A recent article in the Journal of Experimental Social Psychology may be important for life insurers to pay attention to as we move to a more electronic world. In the article titled “What’s in a name? The toll e-signatures take on individual honesty,” Eileen Y. Chou published her research suggesting, “While many common e-signatures may objectively perform the same function as signing by hand, they do not exert the same weight in decision making. Seven studies consistently demonstrate these e-signatures’ ineffectiveness for curbing individual dishonesty-one of the essential purposes of a signature.”

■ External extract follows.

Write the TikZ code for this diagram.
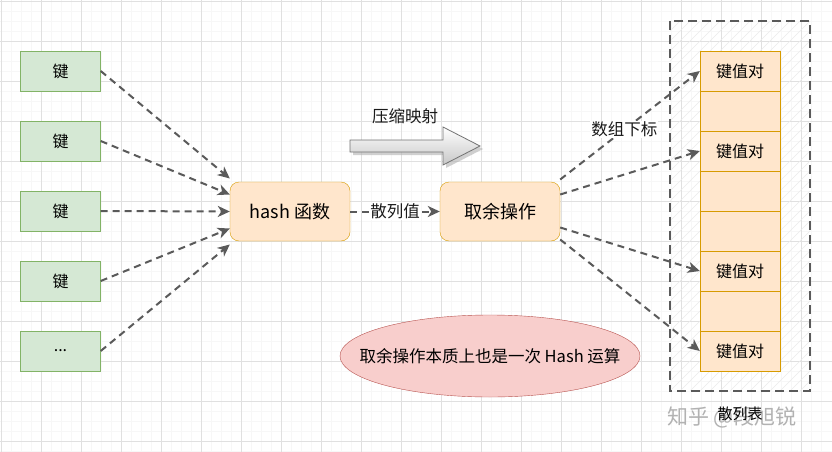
\documentclass[tikz,border=0pt]{standalone}
\usepackage{fontspec}
\setmainfont{Noto Sans CJK SC}
\usepackage{tikz}
\usetikzlibrary{arrows.meta,shapes.geometric}

\definecolor{keyfill}{HTML}{D5E8D4}
\definecolor{keydraw}{HTML}{82B366}
\definecolor{funcfill}{HTML}{FFE6CC}
\definecolor{funcdraw}{HTML}{D79B00}
\definecolor{notefill}{HTML}{F8CECC}
\definecolor{notedraw}{HTML}{B85450}
\definecolor{linegray}{HTML}{5A5A5A}

\newcommand{\keydots}{...}

\tikzset{
  keybox/.style={draw=keydraw, fill=keyfill, minimum width=80pt, minimum height=40pt, inner sep=0pt, font=\fontsize{16}{18}\selectfont},
  funcbox/.style={draw=funcdraw, fill=funcfill, rounded corners=9pt, minimum width=120pt, minimum height=59pt, inner sep=0pt, font=\fontsize{18}{20}\selectfont},
  cellbox/.style={draw=funcdraw, fill=funcfill, minimum width=80pt, minimum height=40pt, inner sep=0pt, font=\fontsize{16}{18}\selectfont},
  flow/.style={draw=linegray, line width=2pt, dash pattern=on 7pt off 5pt, -{Stealth[length=12pt,width=11pt,inset=3.5pt]}},
  lbl/.style={font=\fontsize{16.5}{19}\selectfont, text=black!90}
}

\begin{document}
\begin{tikzpicture}[x=1pt,y=-1pt]
  \useasboundingbox (0,0) rectangle (832,452);
  \fill[white] (0,0) rectangle (832,452);

  % grid
  \foreach \x in {1.7,11.7,...,831} {
    \draw[black!3, line width=0.5pt] (\x,0) -- (\x,452);
  }
  \foreach \y in {1,11,...,451} {
    \draw[black!3, line width=0.5pt] (0,\y) -- (832,\y);
  }
  \foreach \x in {1.7,41.7,...,831} {
    \draw[black!12, line width=0.8pt] (\x,0) -- (\x,452);
  }
  \foreach \y in {1,41,...,451} {
    \draw[black!12, line width=0.8pt] (0,\y) -- (832,\y);
  }

  % hash table frame
  \node[minimum width=140pt, minimum height=370pt, inner sep=0pt] (table) at (740,206) {};
  \begin{scope}
    \clip (table.north west) rectangle (table.south east);
    \foreach \h in {670,680,...,1180} {
      \draw[black!8, line width=0.6pt] (\h-370,391) -- (\h,21);
    }
  \end{scope}
  \draw[linegray, line width=2.5pt, dash pattern=on 9pt off 5pt] (table.north west) rectangle (table.south east);

  \foreach \j/\t in {1/键值对,2/,3/键值对,4/,5/,6/键值对,7/,8/键值对} {
    \node[cellbox] (c\j) at (740,31+40*\j) {\t};
  }

  % keys
  \foreach \i/\t/\y in {1/键/71,2/键/141,3/键/211,4/键/281,5/\keydots/351} {
    \node[keybox] (k\i) at (60.5,\y) {\t};
  }

  \node[funcbox] (hash) at (290,211.5) {hash 函数};
  \node[funcbox] (mod) at (500,211.5) {取余操作};

  \foreach \i/\s in {1/33pt,2/17pt,3/0pt,4/-17pt,5/-33pt} {
    \draw[flow] (k\i.east) -- ([yshift=\s]hash.west);
  }

  \draw[flow] (hash.east) -- (mod.west)
    node[midway, fill=white, inner sep=1pt, lbl] {散列值};

  \draw[flow] ([yshift=32pt]mod.east) -- (c1.west)
    node[pos=0.46, fill=white, inner sep=1pt, lbl] {数组下标};
  \draw[flow] ([yshift=17pt]mod.east) -- (c3.west);
  \draw[flow] ([yshift=-16pt]mod.east) -- (c6.west);
  \draw[flow] ([yshift=-28pt]mod.east) -- (c8.west);

  % compression arrow
  \fill[black!30, opacity=0.6] (353,143) -- (446,143) -- (446,130) -- (483,149) -- (446,168) -- (446,155) -- (353,155) -- cycle;
  \draw[draw=black!55, top color=white, bottom color=black!22, line width=0.8pt]
    (350,140) -- (443,140) -- (443,127) -- (480,146) -- (443,165) -- (443,152) -- (350,152) -- cycle;
  \node[lbl] (squeeze) at (405,116) {压缩映射};

  % note
  \node[ellipse, draw=notedraw, fill=notefill, minimum width=300pt, minimum height=82pt, inner sep=0pt] (note) at (490,356) {};
  \node[lbl, text=black] at (note.center) {取余操作本质上也是一次 Hash 运算};

  \node[text=black!30, font=\fontsize{21}{24}\selectfont] (mark) at (732,417) {知乎 @段旭锐};
  \node[font=\fontsize{15}{18}\selectfont] (tname) at (740,414) {散列表};

\end{tikzpicture}
\end{document}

I first heard of this research on my drive into work. NPR correspondent Shankar Vedantam (@hiddenbrain) was reporting on it and he said the research started with Ms. Chou, who studies leadership and public policy at University of Virginia, realizing that she might respond differently depending on whether she was handwriting her signature or providing an e-signature when asked by a student for a recommendation. Ms. Chou talked about the process by which many of us crafted our signature, practicing for hours until it looked just like we wanted. She said those signatures are “very intimate to you. It represents who you are. It represents a piece of your identity.”
Then contrast that with a PIN or a checkbox. That does not feel a part of one’s identity, and therefore, this research concludes many of us may be more willing to lie when we sign using one of these or the many other means of electronically signing documents.
I am sure that this is an issue we will be hearing more about in the future because so many companies and products are moving toward electronic application processes.